Role of nitric oxide in the development of vascular contractile dysfunction in circulatory shock

Various forms of circulatory shock (including septic shock) lead to an impairment of vascular function, which importantly contributes to the development of multiple organ failure and mortality. The dysfunction of the blood vessels in shock consists of two principal components: vascular smooth muscle dysfunction, and endothelial dysfunction. The vascular smooth muscle dysfunction (a progressive, therapy-resistant loss of responsiveness of the vascular smooth muscle to vasoconstrictor catecholamines, such as noradrenaline) leads to a progressive deterioration of blood pressure in patients with circulatory shock. The endothelial dysfunction (loss of the ability of the vascular endothelium to produce nitric oxide and other local endothelium-derived factors) contributes to the impairment of microvascular blood flow, to the enhanced adhesion and activation of neutrophils and platelets, to coagulation problems, and perfusion/metabolism mismatch in the affected organs.
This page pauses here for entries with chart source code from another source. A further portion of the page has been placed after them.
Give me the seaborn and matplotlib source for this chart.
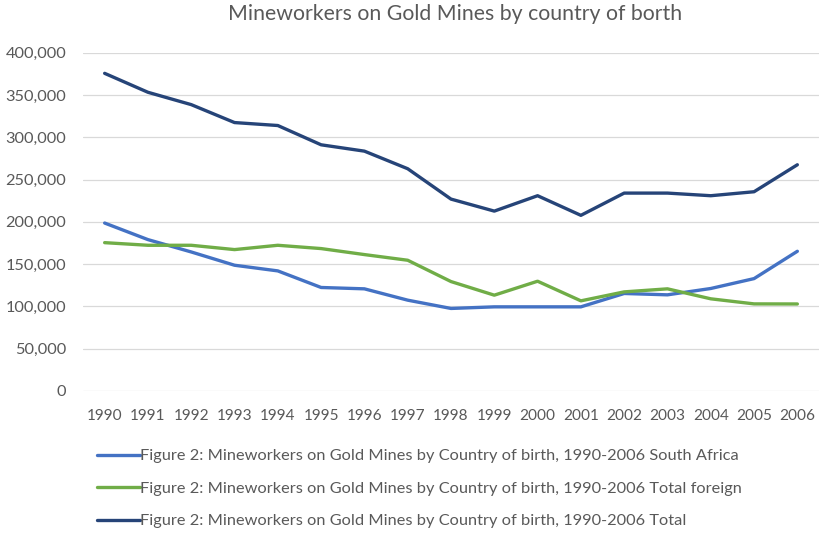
import matplotlib
matplotlib.use("Agg")
import matplotlib.pyplot as plt
import seaborn as sns
import pandas as pd
from matplotlib.ticker import FuncFormatter
from matplotlib.lines import Line2D

years = [str(y) for y in range(1990, 2007)]
south_africa = [198600, 179000, 164400, 148700, 142000, 122400, 120800, 107400, 97600,
                99500, 99500, 99500, 115300, 113700, 121200, 132900, 165200]
total_foreign = [175400, 172300, 172300, 167200, 172300, 168400, 161300, 154600, 129400,
                 113300, 129800, 106600, 117200, 120800, 109000, 103000, 102900]
total = [375600, 353200, 338600, 317400, 313900, 291100, 283600, 262800, 226900,
         212700, 230900, 207700, 234000, 234000, 230900, 235600, 267500]

prefix = "Figure 2: Mineworkers on Gold Mines by Country of birth, 1990-2006 "
series_names = [prefix + "South Africa", prefix + "Total foreign", prefix + "Total"]
colors = ["#4472C4", "#70AD47", "#264478"]
title = "Mineworkers on Gold Mines by country of borth"

sns.set_theme(style="white")
plt.rcParams["font.family"] = ["Lato", "DejaVu Sans"]

rows = []
for name, vals in zip(series_names, [south_africa, total_foreign, total]):
    for i, (y, v) in enumerate(zip(years, vals)):
        rows.append({"idx": i, "year": y, "value": v, "series": name})
df = pd.DataFrame(rows)

fig = plt.figure(figsize=(8.21, 5.34), dpi=100)
ax = fig.add_axes([83 / 821, 1 - 391 / 534, (819 - 83) / 821, (391 - 52.7) / 534])

sns.lineplot(data=df, x="idx", y="value", hue="series", palette=colors,
             linewidth=2.4, ax=ax, legend=False, sort=False)

ax.set_xlim(-0.5, len(years) - 0.5)
ax.set_ylim(0, 400000)
ax.set_xticks(range(len(years)))
ax.set_xticklabels(years)
ax.set_yticks(range(0, 400001, 50000))
ax.yaxis.set_major_formatter(FuncFormatter(lambda v, p: f"{int(v):,}"))
ax.grid(axis="y", color="#D9D9D9", linewidth=0.9)
ax.set_axisbelow(True)
for s in ax.spines.values():
    s.set_visible(False)
ax.tick_params(axis="x", length=0, labelsize=11.1, labelcolor="#595959", pad=13)
ax.tick_params(axis="y", length=0, labelsize=11.8, labelcolor="#595959", pad=12)
ax.set_xlabel("")
ax.set_ylabel("")

fig.text(455 / 821, 1 - 14 / 534, title, ha="center", va="center",
         fontsize=15.3, color="#595959")

handles = [Line2D([0], [0], color=c, linewidth=2.4) for c in colors]
fig.legend(handles, series_names, loc="center left",
           bbox_to_anchor=(97 / 821, 1 - 488.5 / 534), frameon=False,
           fontsize=11.8, labelcolor="#595959", handlelength=2.6,
           handletextpad=0.05, labelspacing=1.1, borderpad=0, borderaxespad=0)

fig.savefig("out.png", dpi=100)
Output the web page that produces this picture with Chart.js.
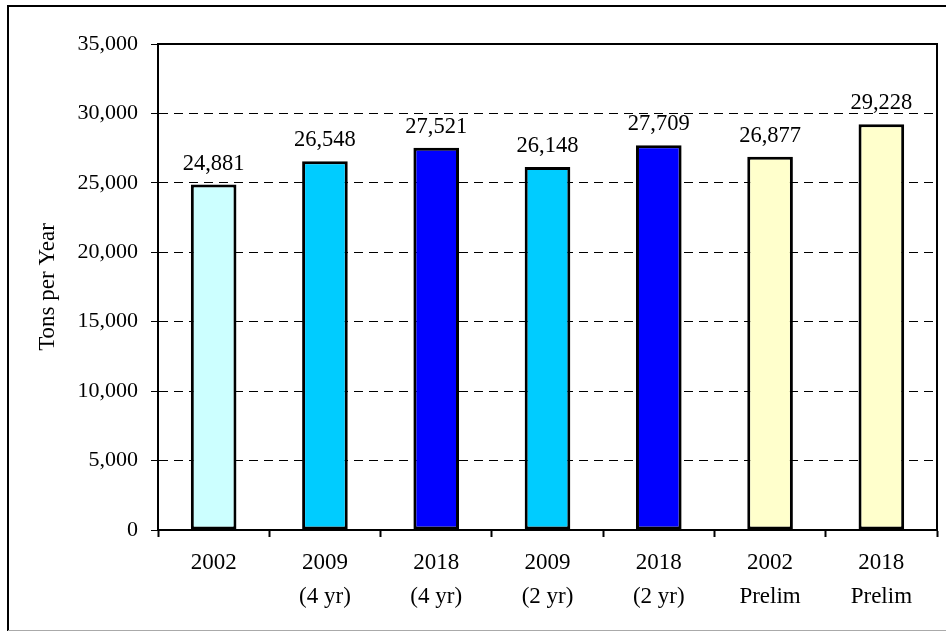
<!DOCTYPE html>
<html>
<head>
<meta charset="utf-8">
<script src="https://cdn.jsdelivr.net/npm/chart.js@4/dist/chart.umd.min.js"></script>
<style>
  html, body { margin: 0; padding: 0; background: #fff; }
  #wrap { width: 946px; height: 631px; }
</style>
</head>
<body>
<div id="wrap"><canvas id="tonsChart" width="946" height="631"></canvas></div>
<script>
// categories (two-line labels) and values
const categories = [
    ['2002'],
    ['2009', '(4 yr)'],
    ['2018', '(4 yr)'],
    ['2009', '(2 yr)'],
    ['2018', '(2 yr)'],
    ['2002', 'Prelim'],
    ['2018', 'Prelim']
];
const tonsPerYear = [24881, 26548, 27521, 26148, 27709, 26877, 29228];
const barColors = ['#CCFFFF', '#00CCFF', '#0000FF', '#00CCFF', '#0000FF', '#FFFFCC', '#FFFFCC'];

const fmt = v => Number(v).toLocaleString('en-US');

Chart.defaults.font.family = "'Liberation Serif', 'Times New Roman', serif";
Chart.defaults.color = '#000';

// outer frame of the picture + frame of the plot area
const framePlugin = {
    id: 'frames',
    beforeDraw(chart) {
        const ctx = chart.ctx;
        ctx.save();
        ctx.fillStyle = '#fff';
        ctx.fillRect(0, 0, chart.width, chart.height);
        ctx.strokeStyle = '#000';
        ctx.lineWidth = 2;
        ctx.beginPath();
        ctx.moveTo(8, 631);
        ctx.lineTo(8, 6);
        ctx.lineTo(946, 6);
        ctx.stroke();
        ctx.strokeStyle = '#aaaaaa';
        ctx.lineWidth = 1;
        ctx.beginPath();
        ctx.moveTo(8, 630.5);
        ctx.lineTo(946, 630.5);
        ctx.stroke();
        ctx.restore();
    },
    afterDraw(chart) {
        const { ctx, chartArea: a } = chart;
        ctx.save();
        ctx.strokeStyle = '#000';
        ctx.lineWidth = 2;
        ctx.strokeRect(a.left, a.top, a.right - a.left, a.bottom - a.top);
        ctx.restore();
    }
};

// value printed above each bar
const valueLabels = {
    id: 'valueLabels',
    afterDatasetsDraw(chart) {
        const ctx = chart.ctx;
        const meta = chart.getDatasetMeta(0);
        ctx.save();
        ctx.font = "22.5px 'Liberation Serif', serif";
        ctx.fillStyle = '#000';
        ctx.textAlign = 'center';
        ctx.textBaseline = 'alphabetic';
        meta.data.forEach((bar, i) => {
            ctx.fillText(fmt(chart.data.datasets[0].data[i]), bar.x, bar.y - 15);
        });
        ctx.restore();
    }
};

new Chart(document.getElementById('tonsChart'), {
    type: 'bar',
    data: {
        labels: categories,
        datasets: [{
            data: tonsPerYear,
            backgroundColor: barColors,
            borderColor: '#000',
            borderWidth: 3,
            borderSkipped: false,
            barPercentage: 0.41,
            categoryPercentage: 1
        }]
    },
    options: {
        responsive: false,
        animation: false,
        devicePixelRatio: 1,
        layout: { padding: { left: 8, top: 44, right: 9, bottom: 0 } },
        plugins: { legend: { display: false }, tooltip: { enabled: false } },
        scales: {
            x: {
                grid: { drawOnChartArea: false, color: '#000', tickLength: 7, tickWidth: 2, offset: true },
                border: { color: '#000', width: 2 },
                ticks: { font: { size: 23, lineHeight: '34px' }, padding: 9, maxRotation: 0, autoSkip: false },
                afterFit: s => { s.height = 101; }
            },
            y: {
                min: 0,
                max: 35000,
                ticks: { stepSize: 5000, font: { size: 22 }, padding: 13, callback: v => fmt(v) },
                grid: { color: '#000', lineWidth: 1, tickLength: 7 },
                border: { color: '#000', width: 2, dash: [9, 6] },
                title: { display: true, text: 'Tons per Year', font: { size: 23 }, padding: { top: 26, bottom: 0 } },
                afterFit: s => { s.width = 150; }
            }
        }
    },
    plugins: [framePlugin, valueLabels]
});
</script>
</body>
</html>
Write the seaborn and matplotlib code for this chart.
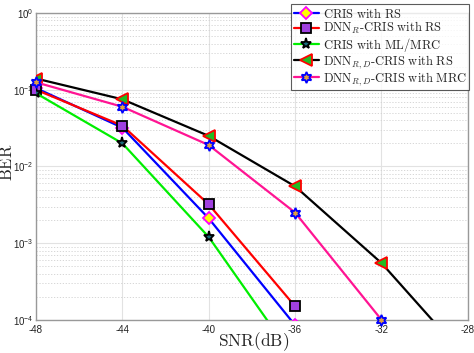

Here we overview the role of nitric oxide (NO) in the pathogenesis of vascular contractile dysfunction in circulatory shock. We describe the results of published studies involving shock models induced by bacterial lipopolysac-charide (LPS), and by cecal ligation and puncture (CLP), a polymicrobial model of sepsis. Among the many contributing factors, we focus on the role of cyclic GMP (cGMP) dependent pathways as well as a number of cGMP independent pathways. We will also outline the role of oxidative/nitrosative stress, peroxynitrite and poly(ADP-ribose) polymerase (PARP) and vascular potassium channels in the sepsis-associated alterations in vascular smooth muscle contractility.